A un peu plus de dix jours de la grande bascule de l'apprentissage des  régions aux branches professionnelles, l'édifice est tout juste consolidé. Le budget 2020 voté le 19 décembre fixe les trois enveloppes destinées aux régions, notamment pour soutenir les CFA des zones rurales ou spécialisés dans les métiers rares. Et le gouvernement s'est récemment attelé à sécuriser le financement de France compétences... 

Au regard des chiffres, l’apprentissage ne s’est pas aussi bien porté depuis longtemps. Les signatures de contrats dans le secteur privé ont augmenté de 8,1% en septembre sur un an (la rentrée de septembre étant généralement un bon indicateur). Ce qui a occasionné ces dernières semaines une querelle entre les régions et le ministère du Travail quant à la paternité de ces résultats. Les régions rappellent qu’elles sont encore compétentes jusqu’à la fin de l’année, date à laquelle elles transmettront le flambeau aux branches professionnelles comme le prévoit la loi Avenir professionnel du 5 septembre 2018. Mais elles sont aussi accusées par certains CFA d’avoir fortement baissé leurs subventions, anticipant leur sortie du jeu… Quoi qu’il en soit, le nouveau système de financement reposant sur les "coûts contrats" n’est pas encore stabilisé que cette montée en puissance des contrats suscite des craintes sur la solidité de l’édifice. Quelque 360.000 contrats vont basculer au 1er janvier 2020. Le ministère a pris les devants en autorisant France compétences (la nouvelle structure nationale qui centralise la taxe d’apprentissage et redistribue les crédits)… à recourir à l’emprunt en cas de problème.  Et à accorder des avances remboursables aux Opco (les organismes collecteurs qui, dans chaque branche, servent d’intermédiaire entre France compétences et les CFA payés désormais au contrat).

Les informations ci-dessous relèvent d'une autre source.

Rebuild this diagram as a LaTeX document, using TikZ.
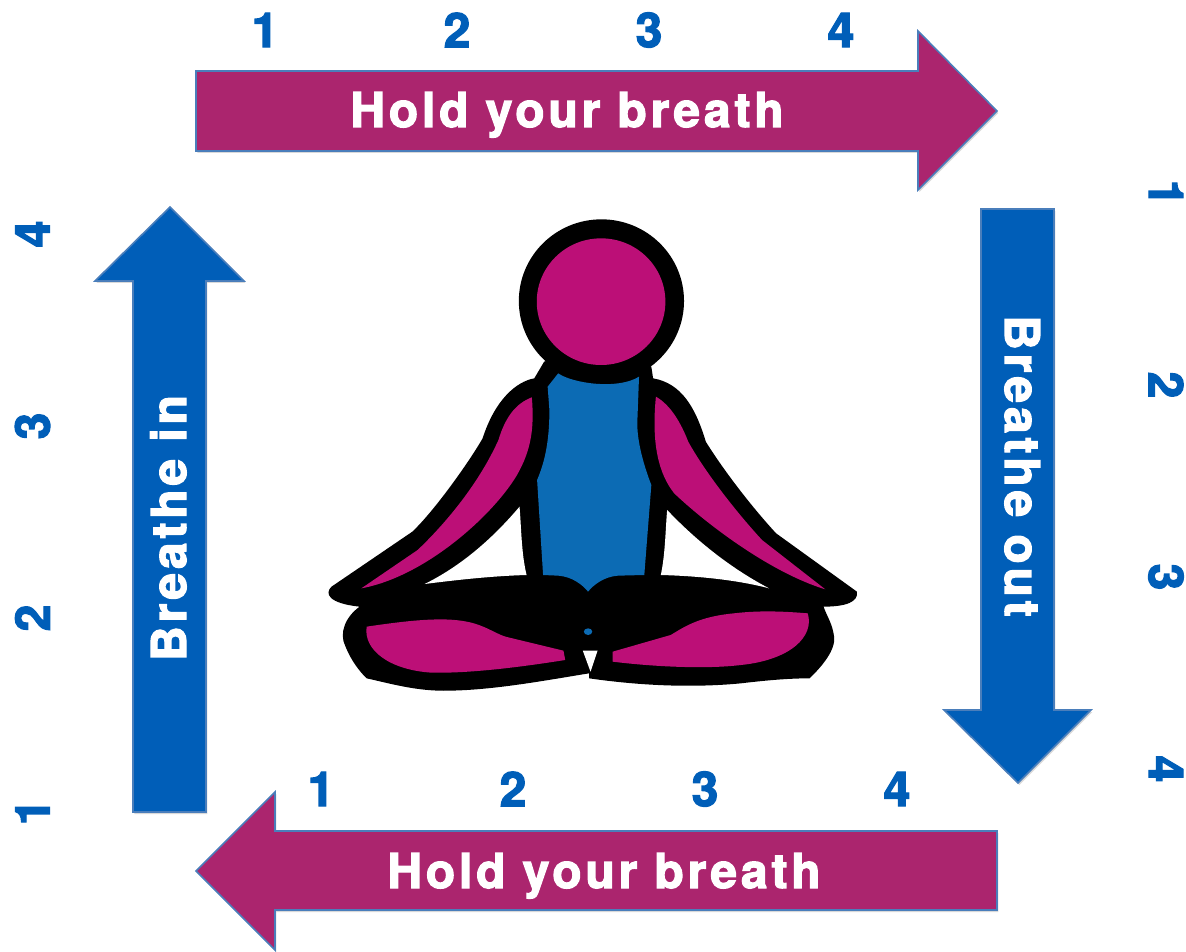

Fonds de soutien pour les zones rurales

Les régions ont en revanche obtenu sur le fil une maigre consolation. Le budget 2020 voté de manière définitive le 19 décembre contient trois enveloppes destinées aux régions qui pourront continuer à exercer une compétence facultative. En effet, à compter de 2020, elles se verront attribuer par France compétences deux enveloppes qui leur permettront de soutenir les CFA quand des besoins d’aménagement et de développement du territoire qu’elles identifient le justifient : 180 millions d’euros pour les dépenses d’investissement des CFA et 138 millions d’euros pour leurs dépenses de fonctionnement. Ces montants n’ont pas évolué à l’issue du débat parlementaire. Et ils constituent une grande déception pour les régions : pour la seconde (destinée à couvrir les frais de fonctionnement dans le cadre d’une péréquation territoriale), le gouvernement s’était engagé à une enveloppe de 250 millions d’euros au lieu des 138 votés par le Parlement. Avec ce fonds de soutien, les régions veulent pouvoir maintenir les CFA des zones rurales ou spécialisés dans les métiers rares (un arrêté doit venir préciser début 2020 la répartition des crédits entre les régions).

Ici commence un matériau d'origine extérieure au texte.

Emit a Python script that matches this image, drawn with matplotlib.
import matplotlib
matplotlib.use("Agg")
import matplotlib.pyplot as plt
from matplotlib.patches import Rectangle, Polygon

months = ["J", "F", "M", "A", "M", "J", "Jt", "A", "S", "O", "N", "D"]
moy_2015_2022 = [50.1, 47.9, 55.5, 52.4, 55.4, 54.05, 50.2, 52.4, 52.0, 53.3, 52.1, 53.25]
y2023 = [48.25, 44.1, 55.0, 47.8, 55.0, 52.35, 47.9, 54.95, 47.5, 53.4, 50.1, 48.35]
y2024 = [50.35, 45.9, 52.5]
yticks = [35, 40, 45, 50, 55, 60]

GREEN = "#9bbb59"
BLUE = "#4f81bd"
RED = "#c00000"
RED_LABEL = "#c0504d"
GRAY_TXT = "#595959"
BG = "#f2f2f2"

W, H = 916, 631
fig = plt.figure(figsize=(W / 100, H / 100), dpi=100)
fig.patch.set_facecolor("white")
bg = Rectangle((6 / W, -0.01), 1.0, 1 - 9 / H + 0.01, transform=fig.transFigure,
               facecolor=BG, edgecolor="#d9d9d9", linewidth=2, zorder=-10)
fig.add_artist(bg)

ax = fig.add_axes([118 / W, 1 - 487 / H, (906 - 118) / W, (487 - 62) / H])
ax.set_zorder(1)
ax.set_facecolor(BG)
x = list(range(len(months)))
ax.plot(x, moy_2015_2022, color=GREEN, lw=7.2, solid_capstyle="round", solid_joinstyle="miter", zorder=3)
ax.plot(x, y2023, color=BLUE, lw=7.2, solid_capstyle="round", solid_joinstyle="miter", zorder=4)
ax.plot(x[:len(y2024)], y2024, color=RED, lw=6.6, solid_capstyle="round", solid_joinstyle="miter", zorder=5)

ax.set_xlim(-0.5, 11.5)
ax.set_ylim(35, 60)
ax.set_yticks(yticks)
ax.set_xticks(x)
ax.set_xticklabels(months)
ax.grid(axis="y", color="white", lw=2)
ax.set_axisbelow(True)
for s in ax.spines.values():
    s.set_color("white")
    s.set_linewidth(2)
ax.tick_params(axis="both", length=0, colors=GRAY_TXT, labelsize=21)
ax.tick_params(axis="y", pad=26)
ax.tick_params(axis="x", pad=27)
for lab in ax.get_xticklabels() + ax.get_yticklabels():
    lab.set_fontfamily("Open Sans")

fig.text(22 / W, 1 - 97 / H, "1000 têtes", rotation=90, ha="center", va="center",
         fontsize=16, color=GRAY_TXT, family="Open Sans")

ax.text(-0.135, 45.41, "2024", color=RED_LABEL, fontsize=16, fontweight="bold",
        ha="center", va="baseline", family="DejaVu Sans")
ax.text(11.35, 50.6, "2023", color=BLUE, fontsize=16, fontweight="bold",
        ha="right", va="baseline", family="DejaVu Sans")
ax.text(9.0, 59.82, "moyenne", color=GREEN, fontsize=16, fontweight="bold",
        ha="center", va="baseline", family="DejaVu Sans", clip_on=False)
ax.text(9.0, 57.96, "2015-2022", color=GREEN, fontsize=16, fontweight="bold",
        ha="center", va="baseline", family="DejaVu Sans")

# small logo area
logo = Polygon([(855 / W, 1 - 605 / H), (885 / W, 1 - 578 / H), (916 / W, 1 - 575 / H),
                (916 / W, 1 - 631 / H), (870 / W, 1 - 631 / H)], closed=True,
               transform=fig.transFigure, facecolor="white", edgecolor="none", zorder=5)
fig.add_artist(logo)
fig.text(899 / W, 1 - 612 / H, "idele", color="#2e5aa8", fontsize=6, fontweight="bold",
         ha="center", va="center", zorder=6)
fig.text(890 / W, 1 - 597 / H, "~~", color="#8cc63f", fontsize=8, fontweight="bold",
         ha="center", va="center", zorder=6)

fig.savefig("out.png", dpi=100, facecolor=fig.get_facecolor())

50 millions de plus à la dernière minute

Reste la troisième enveloppe consacrée à la compensation de la perte de la compétence apprentissage. Puisque, avec la réforme, les régions perdent le bénéfice des 51% de taxe d’apprentissage qu’elles percevaient jusque-là, dont une part était consacrée à leurs dépenses de formation professionnelle. Le budget initial prévoyait 218 millions d’euros (conformément à l’engagement pris par le Premier ministre Edouard Philippe, lors du dernier congrès des régions). En bout de course, les députés ont voté, le 17 décembre, un amendement du gouvernement prévoyant une rallonge de 50 millions d’euros, soit un total de 268 millions d’euros. Cette somme servira notamment à liquider le stock de primes versées aux employeurs d’apprentis (cette prime a été supprimée au 1er janvier 2019, il s’agit d’aller au bout des contrats signés avant cette date). Mais les régions en attendaient 80 millions d’euros…

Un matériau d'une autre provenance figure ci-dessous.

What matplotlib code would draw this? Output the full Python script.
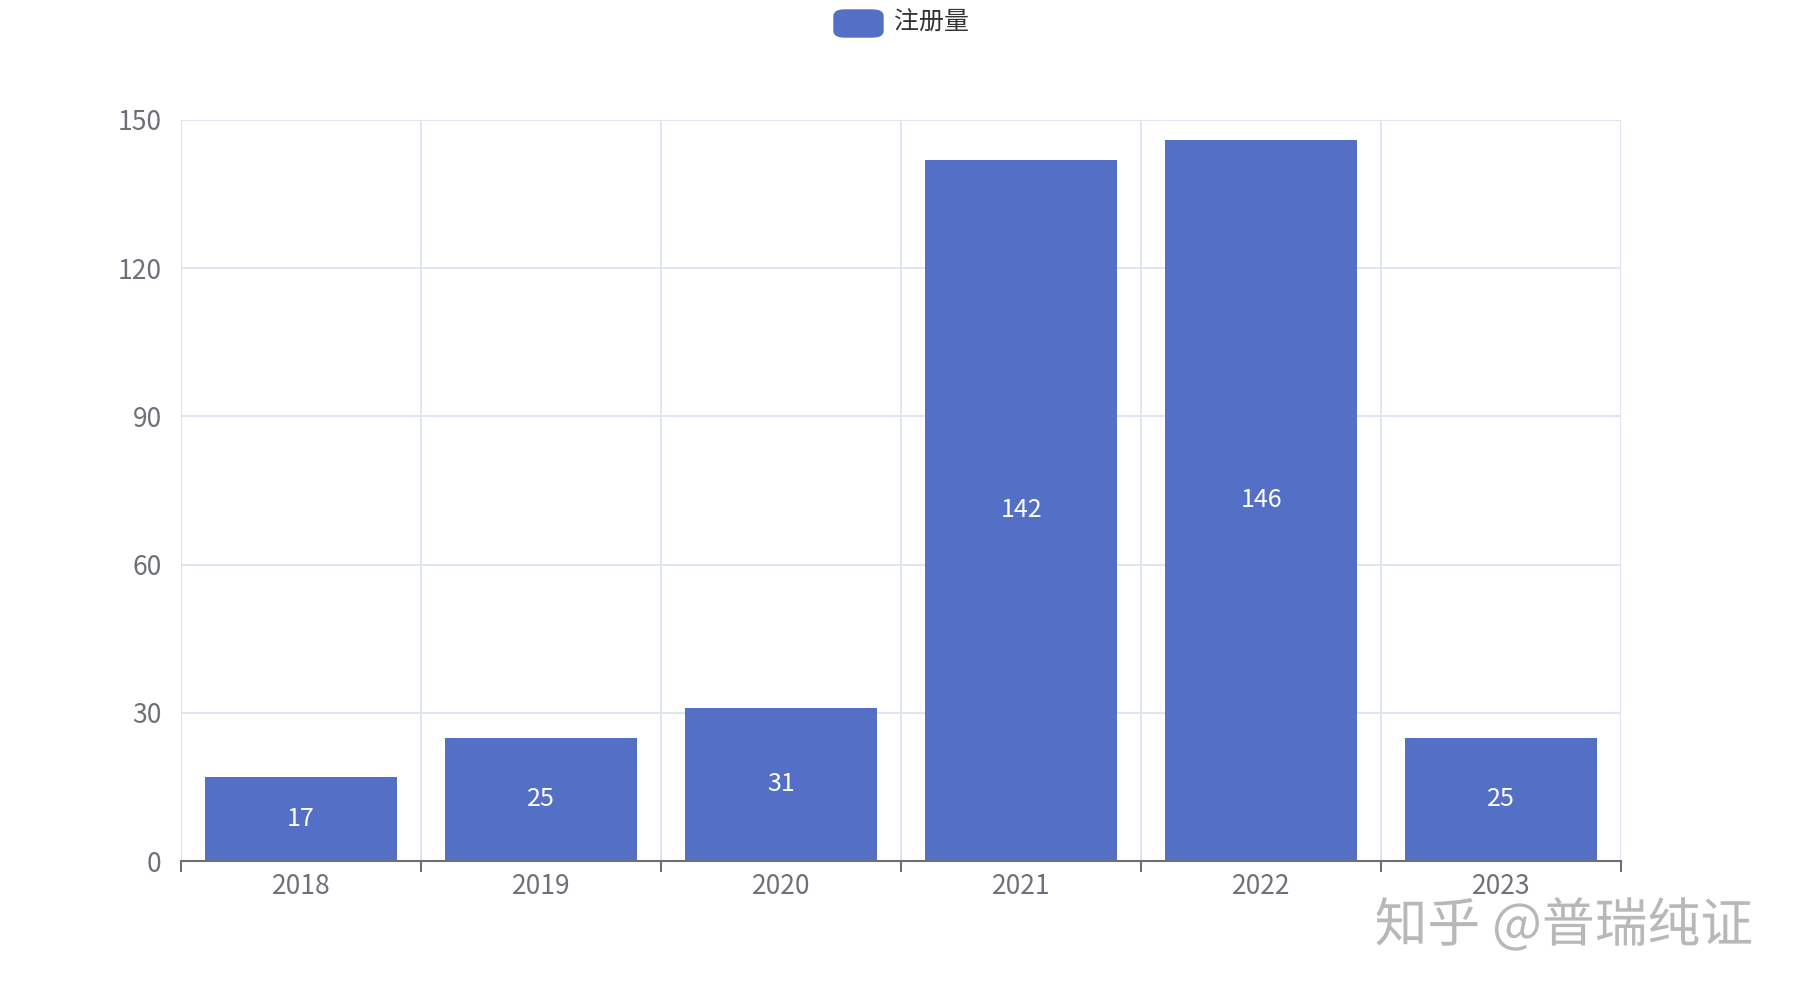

Très hostiles à la réforme depuis le début (à l'exception de certains présidents comme Xavier Bertrand), les régions n'en démordent pas : elle va surtout profiter "aux CFA rattachés à de grandes branches comme l’IUMM ou le BTP", prévenaient-elles, dans un communiqué du 10 décembre. Et elle "place en danger de mort près d’un tiers des CFA qui forment des boulangers, des électriciens, des charpentiers...". La pilule a encore bien du mal à passer.